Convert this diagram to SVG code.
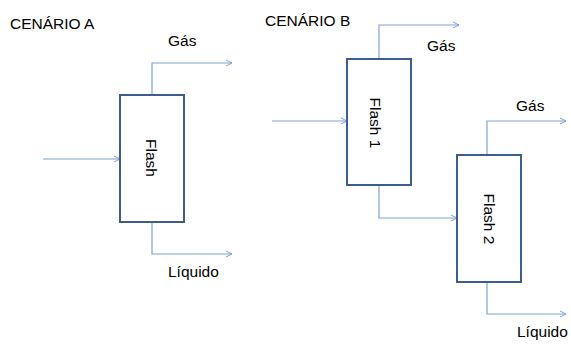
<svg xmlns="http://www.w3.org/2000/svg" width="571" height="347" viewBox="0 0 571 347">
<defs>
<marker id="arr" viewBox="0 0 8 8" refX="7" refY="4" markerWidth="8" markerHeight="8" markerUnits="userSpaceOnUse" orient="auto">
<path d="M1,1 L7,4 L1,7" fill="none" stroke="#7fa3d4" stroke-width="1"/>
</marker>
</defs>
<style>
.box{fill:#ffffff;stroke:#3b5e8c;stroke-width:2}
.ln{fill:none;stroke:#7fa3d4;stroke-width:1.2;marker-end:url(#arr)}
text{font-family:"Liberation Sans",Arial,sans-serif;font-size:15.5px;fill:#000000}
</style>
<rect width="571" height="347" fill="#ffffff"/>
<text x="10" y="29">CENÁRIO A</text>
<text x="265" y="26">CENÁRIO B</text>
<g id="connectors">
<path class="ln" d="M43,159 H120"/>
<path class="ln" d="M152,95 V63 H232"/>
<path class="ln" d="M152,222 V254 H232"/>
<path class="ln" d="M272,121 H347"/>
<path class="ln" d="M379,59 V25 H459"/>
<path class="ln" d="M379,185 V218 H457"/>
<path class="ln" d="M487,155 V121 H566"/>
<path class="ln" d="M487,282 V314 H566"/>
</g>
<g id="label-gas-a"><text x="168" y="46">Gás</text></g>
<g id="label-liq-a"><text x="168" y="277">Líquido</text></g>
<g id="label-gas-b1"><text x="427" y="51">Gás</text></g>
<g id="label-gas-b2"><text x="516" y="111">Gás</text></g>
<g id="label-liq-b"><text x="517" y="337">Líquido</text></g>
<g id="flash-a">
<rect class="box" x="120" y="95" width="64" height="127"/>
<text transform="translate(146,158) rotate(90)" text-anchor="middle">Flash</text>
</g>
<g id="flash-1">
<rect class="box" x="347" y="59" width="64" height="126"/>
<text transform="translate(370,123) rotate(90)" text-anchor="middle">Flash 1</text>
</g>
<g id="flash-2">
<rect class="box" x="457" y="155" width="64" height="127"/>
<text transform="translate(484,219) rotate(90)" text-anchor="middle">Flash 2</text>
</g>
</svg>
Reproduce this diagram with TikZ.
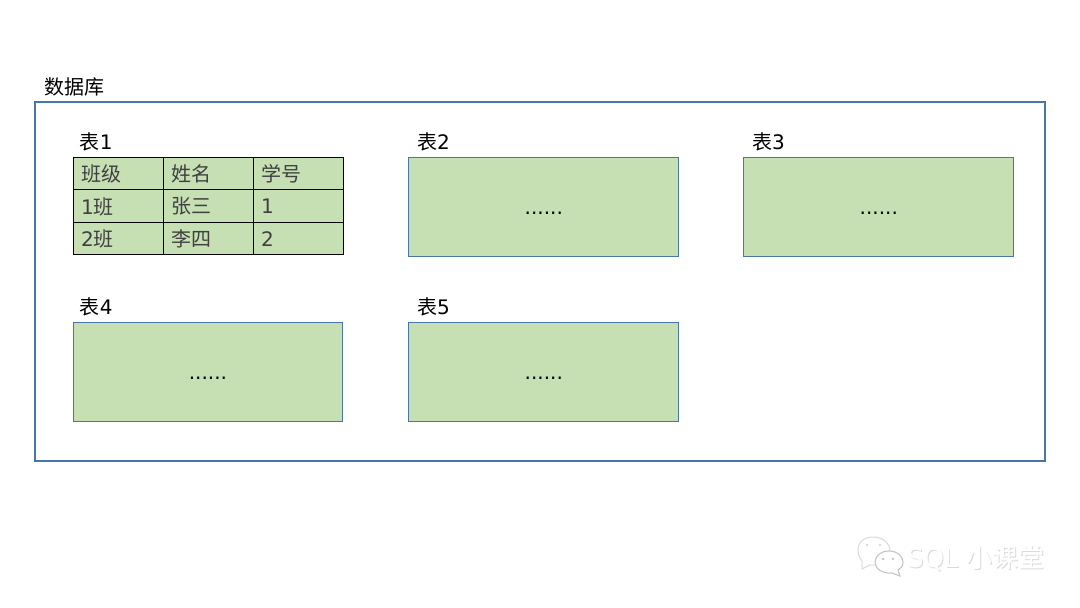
━━━━━━━━━━━━━━━━
Restate every record exactly, please; do not copy the pictures.

◆ **RESULT OF THIS TASK**:
Convert this diagram to SVG code.
<svg xmlns="http://www.w3.org/2000/svg" width="571" height="347" viewBox="0 0 571 347">
<defs>
<marker id="arr" viewBox="0 0 8 8" refX="7" refY="4" markerWidth="8" markerHeight="8" markerUnits="userSpaceOnUse" orient="auto">
<path d="M1,1 L7,4 L1,7" fill="none" stroke="#7fa3d4" stroke-width="1"/>
</marker>
</defs>
<style>
.box{fill:#ffffff;stroke:#3b5e8c;stroke-width:2}
.ln{fill:none;stroke:#7fa3d4;stroke-width:1.2;marker-end:url(#arr)}
text{font-family:"Liberation Sans",Arial,sans-serif;font-size:15.5px;fill:#000000}
</style>
<rect width="571" height="347" fill="#ffffff"/>
<text x="10" y="29">CENÁRIO A</text>
<text x="265" y="26">CENÁRIO B</text>
<g id="connectors">
<path class="ln" d="M43,159 H120"/>
<path class="ln" d="M152,95 V63 H232"/>
<path class="ln" d="M152,222 V254 H232"/>
<path class="ln" d="M272,121 H347"/>
<path class="ln" d="M379,59 V25 H459"/>
<path class="ln" d="M379,185 V218 H457"/>
<path class="ln" d="M487,155 V121 H566"/>
<path class="ln" d="M487,282 V314 H566"/>
</g>
<g id="label-gas-a"><text x="168" y="46">Gás</text></g>
<g id="label-liq-a"><text x="168" y="277">Líquido</text></g>
<g id="label-gas-b1"><text x="427" y="51">Gás</text></g>
<g id="label-gas-b2"><text x="516" y="111">Gás</text></g>
<g id="label-liq-b"><text x="517" y="337">Líquido</text></g>
<g id="flash-a">
<rect class="box" x="120" y="95" width="64" height="127"/>
<text transform="translate(146,158) rotate(90)" text-anchor="middle">Flash</text>
</g>
<g id="flash-1">
<rect class="box" x="347" y="59" width="64" height="126"/>
<text transform="translate(370,123) rotate(90)" text-anchor="middle">Flash 1</text>
</g>
<g id="flash-2">
<rect class="box" x="457" y="155" width="64" height="127"/>
<text transform="translate(484,219) rotate(90)" text-anchor="middle">Flash 2</text>
</g>
</svg>
Reproduce this diagram with TikZ.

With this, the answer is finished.